Lubricating oil plays a dual role, acting as both a friction reducer and a heat transfer medium. When the engine is cold, the oil is significantly thicker, or more viscous, which increases the internal drag and friction losses throughout the moving parts. This higher viscosity means the oil pump works harder to circulate the fluid, and the oil takes longer to reach critical upper engine components. The engine’s thermostat remains closed during the initial stages, preventing coolant from circulating to the radiator and allowing the engine block to heat up quickly. Once the engine block reaches a specific thermal point, typically around 195 to 205 degrees Fahrenheit, the thermostat opens to begin regulating the temperature by cycling the coolant through the radiator.
The Myth Debunked Revving Versus Idling
Revving a cold engine does not accelerate the overall warm-up process in a meaningful or beneficial way, and instead causes unnecessary component stress.
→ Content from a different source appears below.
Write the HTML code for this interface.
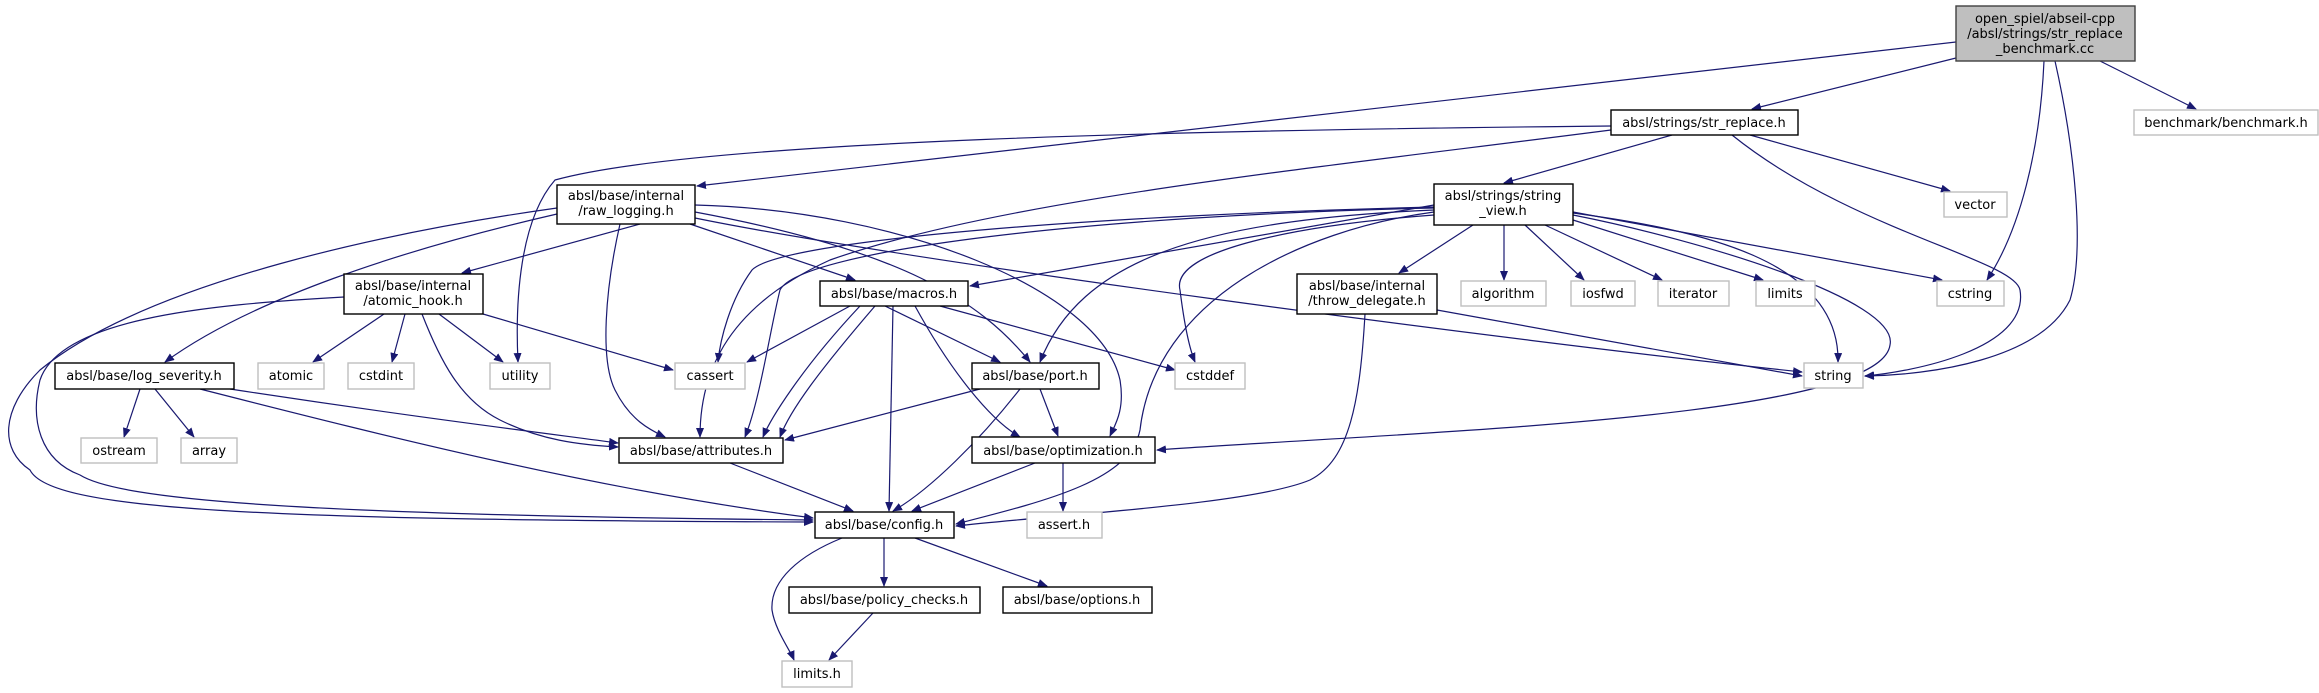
<!DOCTYPE html>
<html><head><meta charset="utf-8"><style>
html,body{margin:0;padding:0;background:#fff;}
svg{display:block;}
text{font-family:"DejaVu Sans","Liberation Sans",sans-serif;font-size:13px;fill:#000;}
.e{fill:none;stroke:#191970;stroke-width:1.2;}
.n{fill:#fff;stroke:#000;stroke-width:1.4;}
.g{fill:#fff;stroke:#bfbfbf;stroke-width:1.4;}
</style></head><body>
<svg width="2319" height="693" viewBox="0 0 2319 693" xmlns="http://www.w3.org/2000/svg">
<defs><marker id="a" markerWidth="10" markerHeight="8" refX="9" refY="4" orient="auto" markerUnits="userSpaceOnUse"><path d="M0,0 L10,4 L0,8 z" fill="#191970"/></marker></defs>
<g marker-end="url(#a)">
<!-- main -->
<path class="e" d="M1956,42 L697,186"/>
<path class="e" d="M1956,58 L1752,109"/>
<path class="e" d="M2100,61 L2196,109"/>
<path class="e" d="M2044,61 C2040,150 2020,230 1987,280"/>
<path class="e" d="M2055,61 C2075,150 2085,250 2070,300 C2040,360 1930,375 1865,376"/>
<!-- str_replace -->
<path class="e" d="M1611,126 C1200,130 700,140 555,180 C520,220 515,300 518,362"/>
<path class="e" d="M1611,130 C1300,170 1000,200 830,260 C720,310 700,380 700,437"/>
<path class="e" d="M1672,135 L1504,183"/>
<path class="e" d="M1750,135 L1950,191"/>
<path class="e" d="M1732,135 C1850,230 2015,260 2020,290 C2030,350 1910,372 1865,376"/>
<!-- string_view -->
<path class="e" d="M1473,225 L1399,273"/>
<path class="e" d="M1504,225 L1504,280"/>
<path class="e" d="M1525,225 L1584,280"/>
<path class="e" d="M1545,225 L1662,280"/>
<path class="e" d="M1573,220 L1763,280"/>
<path class="e" d="M1573,212 L1942,280"/>
<path class="e" d="M1573,213 C1700,230 1840,260 1838,362"/>
<path class="e" d="M1573,215 C1700,240 1900,300 1890,345 C1880,420 1400,432 1157,450"/>
<path class="e" d="M1434,205 L970,286"/>
<path class="e" d="M1434,210 C1200,220 1080,260 1040,362"/>
<path class="e" d="M1434,207 C1100,215 780,240 752,270 C730,300 720,340 718,362"/>
<path class="e" d="M1434,208 C1100,215 800,250 780,290 C770,330 760,400 745,437"/>
<path class="e" d="M1434,215 C1300,225 1170,250 1180,290 C1185,330 1190,350 1195,362"/>
<path class="e" d="M1434,212 C1300,230 1155,300 1140,430 C1130,480 1050,500 956,524"/>
<!-- throw_delegate -->
<path class="e" d="M1437,310 L1802,376"/>
<path class="e" d="M1365,314 C1360,400 1350,460 1310,480 C1250,505 1050,515 956,526"/>
<!-- raw_logging -->
<path class="e" d="M695,218 C900,260 1500,340 1802,372"/>
<path class="e" d="M640,224 L462,273"/>
<path class="e" d="M557,214 C400,250 250,300 165,362"/>
<path class="e" d="M557,208 C400,230 150,280 40,370 C0,410 0,450 30,470 C50,510 250,520 813,522"/>
<path class="e" d="M690,224 L855,280"/>
<path class="e" d="M620,224 C605,290 600,360 615,390 C630,420 650,430 665,437"/>
<path class="e" d="M695,212 C900,250 980,300 1030,362"/>
<path class="e" d="M695,205 C900,210 1100,290 1120,380 C1125,410 1115,425 1110,436"/>
<!-- atomic_hook -->
<path class="e" d="M384,314 L313,362"/>
<path class="e" d="M405,314 L392,362"/>
<path class="e" d="M439,314 L503,362"/>
<path class="e" d="M483,314 L673,370"/>
<path class="e" d="M422,314 C440,360 460,400 500,420 C540,440 580,445 618,447"/>
<path class="e" d="M344,297 C200,305 60,320 40,380 C30,420 40,460 80,475 C120,500 300,515 813,520"/>
<!-- log_severity -->
<path class="e" d="M140,389 L124,437"/>
<path class="e" d="M155,389 L194,437"/>
<path class="e" d="M230,389 C400,415 520,430 618,443"/>
<path class="e" d="M200,389 C400,440 600,490 813,518"/>
<!-- macros -->
<path class="e" d="M850,306 L747,362"/>
<path class="e" d="M940,306 L1175,370"/>
<path class="e" d="M885,306 L1000,362"/>
<path class="e" d="M860,306 C800,370 770,420 763,437"/>
<path class="e" d="M875,306 C820,370 790,410 780,437"/>
<path class="e" d="M893,306 L889,511"/>
<path class="e" d="M915,306 C950,370 990,420 1020,437"/>
<!-- port -->
<path class="e" d="M980,389 L785,440"/>
<path class="e" d="M1040,389 L1058,436"/>
<path class="e" d="M1020,389 C980,440 930,490 893,511"/>
<!-- attributes / optimization -->
<path class="e" d="M730,463 L853,511"/>
<path class="e" d="M1035,463 L912,511"/>
<path class="e" d="M1063,463 L1063,511"/>
<!-- config -->
<path class="e" d="M842,538 C800,555 770,580 772,610 C775,630 790,650 794,660"/>
<path class="e" d="M884,538 L884,586"/>
<path class="e" d="M915,538 L1047,586"/>
<path class="e" d="M873,613 L829,660"/>
</g>
<!-- nodes -->
<rect x="1956" y="6" width="179" height="55" fill="#bfbfbf" stroke="#404040" stroke-width="1.4"/>
<text x="2045" y="23" text-anchor="middle">open_spiel/abseil-cpp</text>
<text x="2045" y="38" text-anchor="middle">/absl/strings/str_replace</text>
<text x="2045" y="53" text-anchor="middle">_benchmark.cc</text>

<rect class="n" x="1611" y="110" width="187" height="25"/><text x="1704" y="127" text-anchor="middle">absl/strings/str_replace.h</text>
<rect class="g" x="2134" y="110" width="184" height="25"/><text x="2226" y="127" text-anchor="middle">benchmark/benchmark.h</text>

<rect class="n" x="557" y="185" width="138" height="39"/><text x="626" y="200" text-anchor="middle">absl/base/internal</text><text x="626" y="215" text-anchor="middle">/raw_logging.h</text>
<rect class="n" x="1434" y="184" width="139" height="41"/><text x="1503" y="200" text-anchor="middle">absl/strings/string</text><text x="1503" y="215" text-anchor="middle">_view.h</text>
<rect class="g" x="1944" y="192" width="63" height="25"/><text x="1975" y="209" text-anchor="middle">vector</text>

<rect class="n" x="344" y="274" width="139" height="40"/><text x="413" y="290" text-anchor="middle">absl/base/internal</text><text x="413" y="305" text-anchor="middle">/atomic_hook.h</text>
<rect class="n" x="820" y="281" width="148" height="25"/><text x="894" y="298" text-anchor="middle">absl/base/macros.h</text>
<rect class="n" x="1297" y="274" width="140" height="40"/><text x="1367" y="290" text-anchor="middle">absl/base/internal</text><text x="1367" y="305" text-anchor="middle">/throw_delegate.h</text>
<rect class="g" x="1461" y="281" width="85" height="25"/><text x="1503" y="298" text-anchor="middle">algorithm</text>
<rect class="g" x="1571" y="281" width="64" height="25"/><text x="1603" y="298" text-anchor="middle">iosfwd</text>
<rect class="g" x="1658" y="281" width="71" height="25"/><text x="1693" y="298" text-anchor="middle">iterator</text>
<rect class="g" x="1756" y="281" width="59" height="25"/><text x="1785" y="298" text-anchor="middle">limits</text>
<rect class="g" x="1937" y="281" width="67" height="25"/><text x="1970" y="298" text-anchor="middle">cstring</text>

<rect class="n" x="55" y="363" width="179" height="26"/><text x="144" y="380" text-anchor="middle">absl/base/log_severity.h</text>
<rect class="g" x="258" y="363" width="66" height="26"/><text x="291" y="380" text-anchor="middle">atomic</text>
<rect class="g" x="348" y="363" width="66" height="26"/><text x="381" y="380" text-anchor="middle">cstdint</text>
<rect class="g" x="490" y="363" width="60" height="26"/><text x="520" y="380" text-anchor="middle">utility</text>
<rect class="g" x="675" y="363" width="70" height="26"/><text x="710" y="380" text-anchor="middle">cassert</text>
<rect class="n" x="972" y="363" width="127" height="26"/><text x="1035" y="380" text-anchor="middle">absl/base/port.h</text>
<rect class="g" x="1175" y="363" width="70" height="26"/><text x="1210" y="380" text-anchor="middle">cstddef</text>
<rect class="g" x="1804" y="363" width="59" height="25"/><text x="1833" y="380" text-anchor="middle">string</text>

<rect class="g" x="81" y="438" width="76" height="25"/><text x="119" y="455" text-anchor="middle">ostream</text>
<rect class="g" x="181" y="438" width="56" height="25"/><text x="209" y="455" text-anchor="middle">array</text>
<rect class="n" x="619" y="438" width="164" height="25"/><text x="701" y="455" text-anchor="middle">absl/base/attributes.h</text>
<rect class="n" x="972" y="437" width="183" height="26"/><text x="1063" y="455" text-anchor="middle">absl/base/optimization.h</text>

<rect class="n" x="815" y="512" width="139" height="26"/><text x="884" y="529" text-anchor="middle">absl/base/config.h</text>
<rect class="g" x="1027" y="512" width="75" height="26"/><text x="1064" y="529" text-anchor="middle">assert.h</text>

<rect class="n" x="789" y="587" width="191" height="26"/><text x="884" y="604" text-anchor="middle">absl/base/policy_checks.h</text>
<rect class="n" x="1003" y="587" width="149" height="26"/><text x="1077" y="604" text-anchor="middle">absl/base/options.h</text>

<rect class="g" x="782" y="661" width="70" height="26"/><text x="817" y="678" text-anchor="middle">limits.h</text>
</svg>
</body></html>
When the engine is first started, the cold, thick oil is not yet flowing optimally to all areas, resulting in a condition known as boundary lubrication. Forcing the engine to higher revolutions per minute (RPMs) increases the speed of moving parts like the crankshaft and pistons under this state of poor lubrication.
Operating at high RPMs when the oil is cold subjects components such as main bearings, connecting rod bearings, and the valve train to accelerated wear. Cold oil film strength is reduced, and the high shear forces can momentarily strip the thin layer of oil from metal surfaces, leading to direct metal-to-metal contact. This is particularly detrimental to the cylinder walls and piston rings, which rely on a continuous oil film to prevent scoring and premature wear. While revving generates more heat from combustion, the temperature increase is concentrated and uneven, which can cause thermal stress as different metal parts expand at varying rates. Low-load operation, conversely, allows the oil to circulate and gradually heat the entire engine block uniformly, minimizing this thermal shock and reducing frictional wear.
Optimal Warm Up Procedure
The safest and most efficient method to warm a modern fuel-injected engine is to begin driving under a light load almost immediately. Manufacturers universally recommend allowing the engine to idle for a very brief period, typically between 30 seconds and one minute, after a cold start. This short idling time is sufficient to allow the oil pump to pressurize the system and ensure the oil has circulated to the most remote components.
Once this initial brief period has passed, the vehicle should be driven gently, avoiding high RPMs and rapid acceleration. Driving the car places a slight, controlled load on the engine, which generates heat through both combustion and light mechanical friction much more effectively than stationary idling. The increased engine load quickly raises the temperature of the oil, which is a major factor in reducing overall engine friction and wear. Keep the engine speed below 3,000 RPM until the coolant temperature gauge reaches its normal operating position, which is usually within the first five to fifteen minutes of driving.